Tuesday, April 14, 2009

Clothed in New Garments

April 13, 2009
Monday in Easter Week,
Church of the Holy Family
Chapel Hill, North Carolina

Pray with me.
Let these words be to your glory. Amen.

I am preaching from the baptismal font and the Tenth Station…
Time is different today. The air is different.
I feel like I can take a fuller breath. Soak in God’s created order.
The colors are a bit brighter.
The tastes are a bit sweeter.

For six Fridays in a row, it did not feel like a deeper breath, a richer hue, or a taste that I might seek again and again. I told time in a mournful and lamenting way. For many of those Fridays, I gathered here and prepared for Christ’s death.

The other night, Lent culminated for me in the Garden of Gethsemane, holding Vigil with the sacrament while we watched over our Lord between Maundy Thursday and the service on Good Friday. I was thinking how difficult it is to plan for an Easter sermon in the midst of lament, sorrow and death. It pulls the soul in two directions, but such is the way God would have us be pulled. Remembering sorrows and never forgetting, yet always living Resurrection.

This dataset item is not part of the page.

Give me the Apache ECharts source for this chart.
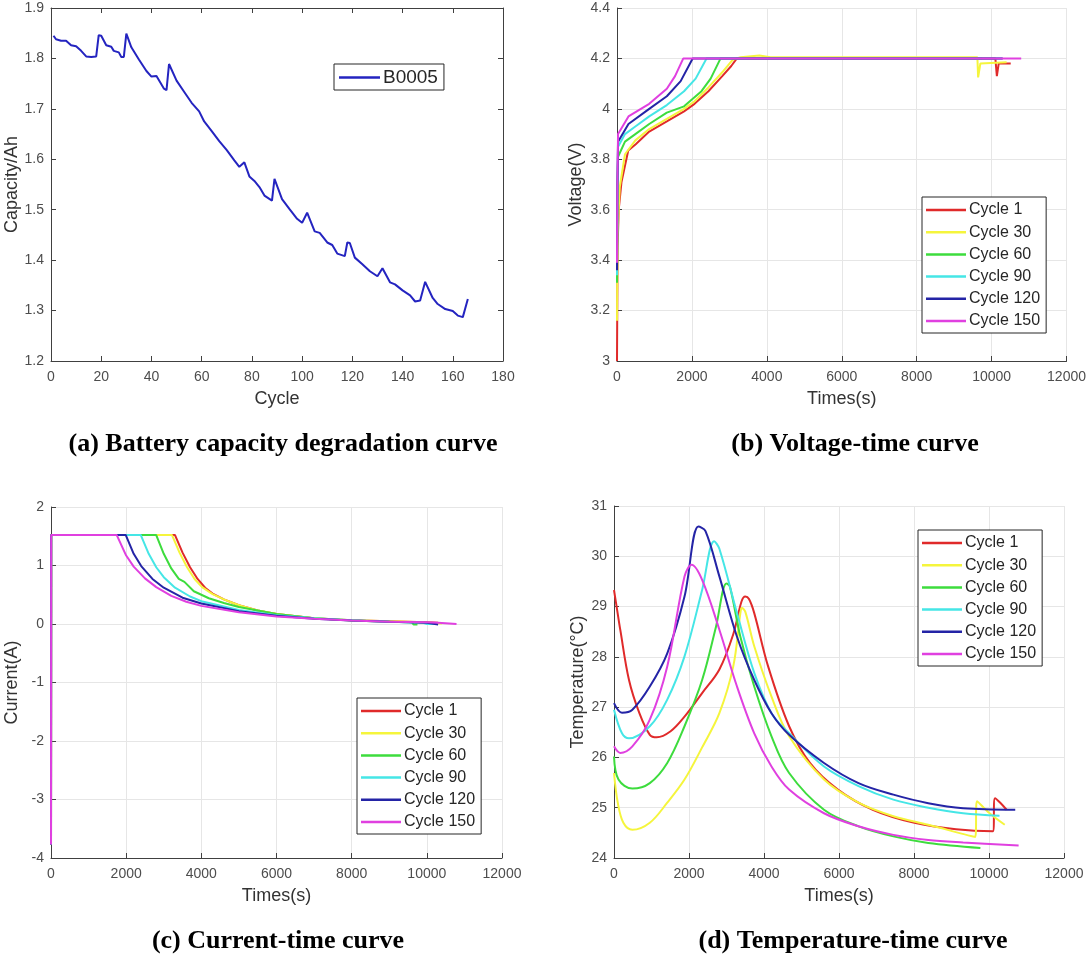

At the tenth station, Jesus was stripped of the clothes that he wore: from Stations.
And they divided his garments among them by casting lots. This was to fulfill the scripture which says, “They divided my garments among them; they cast lots for my clothing.” (from The Way of the Cross).

He was humiliated. Made naked.
If I were preaching naked, you would all be embarrassed for me—for my inability to know better. Adam and Eve, they knew to cover themselves, but not Jesus.

No, he comes naked before us to fulfill the righteousness that he promised since the beginning of time.

It’s not shameful that he was made to strip. Nope, it is one more beautiful irony dramatized by the very God whom we call Jesus on his way through the Cross, into the tomb, resurrected yesterday, and ascended to the right hand of God.

How you say? What’s ironic about the humiliation of our Lord being stripped of his garments?

The irony is that when we baptize new believers, they come naked, pure—for a moment free from sin, as they die to their old way of life and are born all new in Christ Jesus.

I love it. I’ll never walk over this stone the same way again. I’ll never forget that Jesus’ humiliation is my redemption. Jesus’ uncloaking is my very salvation. He washes me daily in the blood of his cross and at the tenth station he took off the rag which would become the very bathing cloth which scrubs each and every one of us.

You are washed and I am washed by the blood of a Lamb who loves us so much that no human words will ever do this love justice.

We know it in baptism, and we know in it these words:
To fulfill all righteousness, Jesus is subjected to the humiliation of nakedness. His tormentors cannot know, however, that in removing his earthly clothes, they are preparing him for his glorification, his heavenly triumph, and an everlasting exaltation (from Meditations on the Stations of the Cross, Belmont Abbey College, Dr. Ron Thomas).

Today we are clothed in a white robe and cuddled by the Shepherd who will always come and find us. Today we are far from lost, we are found, naked and proud to be found and worthy of a white robe. It has gold lace and it is made of a linen so fine, it is on the one hand see-through, and on the other so thick and warm, it might have a thread count of a million. Can you feel it, can you smell it, can you soak in its hue, yet only for a moment because the light is so dazzling white as to blind you? I’m risking blindness, today and all of my days. Amen.